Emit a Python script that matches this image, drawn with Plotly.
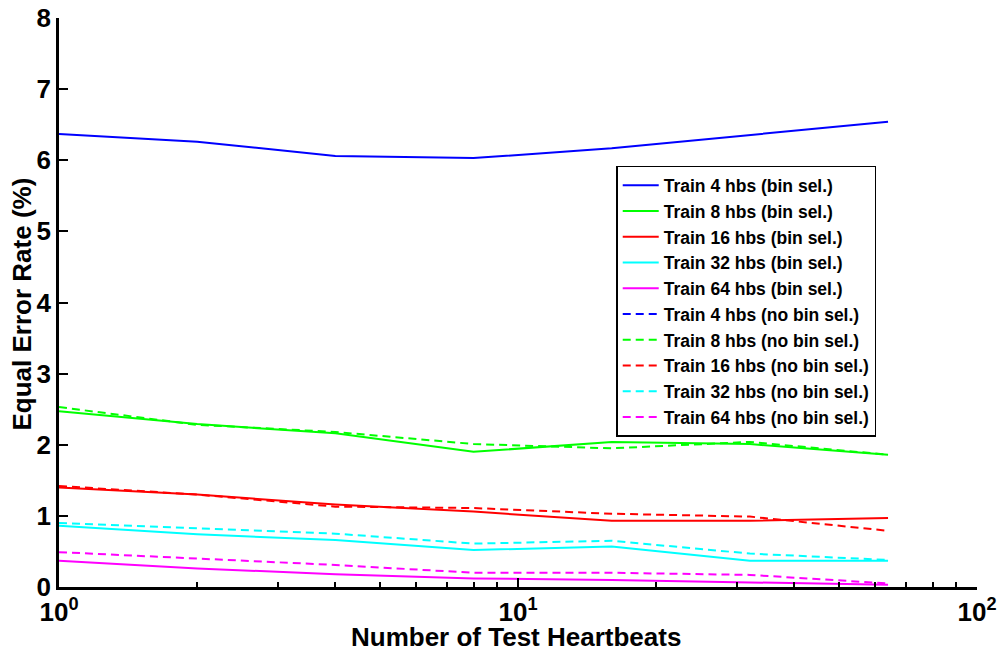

---

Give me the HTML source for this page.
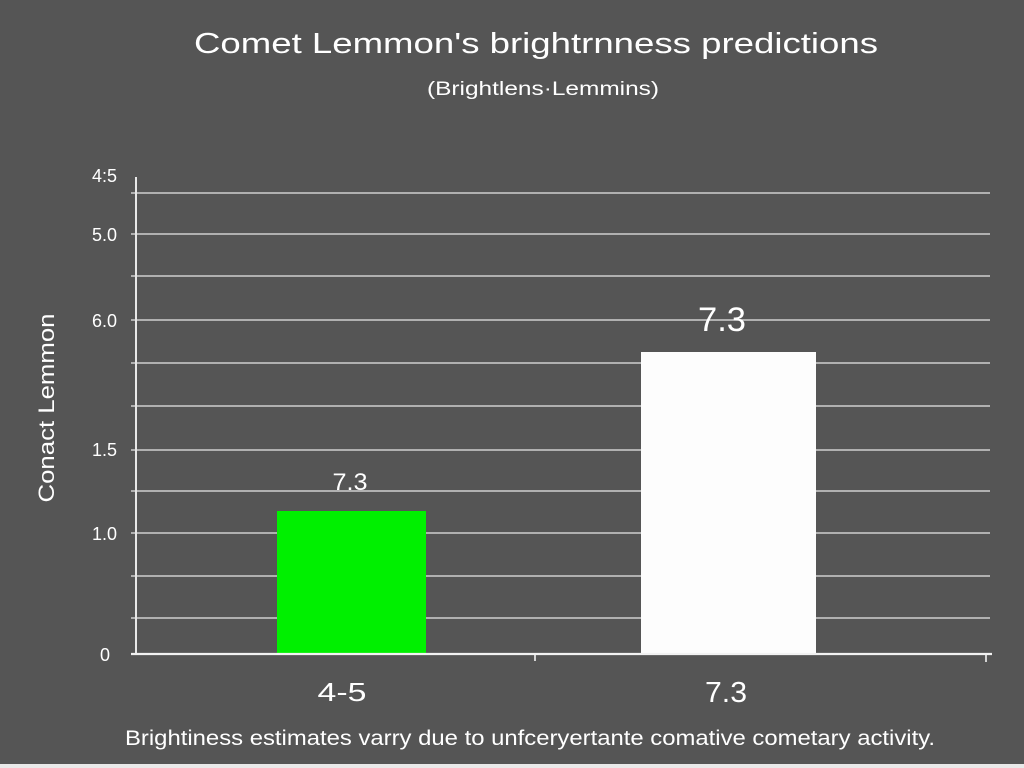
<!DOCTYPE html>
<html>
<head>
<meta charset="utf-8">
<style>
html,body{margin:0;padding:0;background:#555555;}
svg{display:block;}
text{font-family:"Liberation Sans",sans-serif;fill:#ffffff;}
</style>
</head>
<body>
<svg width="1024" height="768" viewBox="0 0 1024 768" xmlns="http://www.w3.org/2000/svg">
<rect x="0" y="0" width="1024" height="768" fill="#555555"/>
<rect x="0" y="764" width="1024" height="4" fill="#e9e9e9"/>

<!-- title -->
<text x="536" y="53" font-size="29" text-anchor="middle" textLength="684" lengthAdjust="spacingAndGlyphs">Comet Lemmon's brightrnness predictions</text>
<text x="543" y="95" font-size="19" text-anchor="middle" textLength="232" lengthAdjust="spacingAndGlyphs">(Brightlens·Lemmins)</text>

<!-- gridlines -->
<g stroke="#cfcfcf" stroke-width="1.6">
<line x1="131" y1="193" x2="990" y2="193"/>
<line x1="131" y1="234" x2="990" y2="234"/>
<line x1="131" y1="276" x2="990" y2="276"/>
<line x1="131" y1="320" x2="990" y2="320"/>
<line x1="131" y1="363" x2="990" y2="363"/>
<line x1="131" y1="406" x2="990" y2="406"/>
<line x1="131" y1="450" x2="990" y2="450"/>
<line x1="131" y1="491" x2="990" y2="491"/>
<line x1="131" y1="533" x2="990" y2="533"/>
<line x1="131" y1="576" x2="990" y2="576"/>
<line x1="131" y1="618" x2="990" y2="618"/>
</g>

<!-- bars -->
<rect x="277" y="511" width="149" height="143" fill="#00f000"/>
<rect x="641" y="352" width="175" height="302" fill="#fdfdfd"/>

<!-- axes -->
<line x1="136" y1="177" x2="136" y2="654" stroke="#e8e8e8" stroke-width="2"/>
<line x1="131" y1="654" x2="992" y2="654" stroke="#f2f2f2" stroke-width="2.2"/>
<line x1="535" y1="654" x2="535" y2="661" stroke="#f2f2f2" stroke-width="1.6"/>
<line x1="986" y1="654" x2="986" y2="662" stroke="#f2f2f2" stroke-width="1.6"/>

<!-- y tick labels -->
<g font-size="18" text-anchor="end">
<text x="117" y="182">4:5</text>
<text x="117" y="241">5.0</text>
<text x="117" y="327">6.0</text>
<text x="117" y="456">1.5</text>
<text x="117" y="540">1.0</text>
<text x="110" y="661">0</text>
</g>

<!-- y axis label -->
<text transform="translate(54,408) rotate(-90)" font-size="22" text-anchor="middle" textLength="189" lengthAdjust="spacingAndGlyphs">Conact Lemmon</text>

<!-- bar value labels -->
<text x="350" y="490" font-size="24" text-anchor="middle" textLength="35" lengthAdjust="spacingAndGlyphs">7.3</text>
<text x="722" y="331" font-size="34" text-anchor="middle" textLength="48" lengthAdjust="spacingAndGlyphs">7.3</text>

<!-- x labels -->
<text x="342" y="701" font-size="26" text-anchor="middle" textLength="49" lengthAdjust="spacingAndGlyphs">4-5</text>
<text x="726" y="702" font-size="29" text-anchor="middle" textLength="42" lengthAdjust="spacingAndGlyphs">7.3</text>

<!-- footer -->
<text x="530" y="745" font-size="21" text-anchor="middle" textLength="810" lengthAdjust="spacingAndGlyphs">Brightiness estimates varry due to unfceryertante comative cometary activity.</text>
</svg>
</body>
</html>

#### [Instructions for the task]
Report every line in the data above in which the word "this" appears.

#### [Exercise result]
Emit a Python script that matches this image, drawn with Plotly.
Give me the HTML source for this page.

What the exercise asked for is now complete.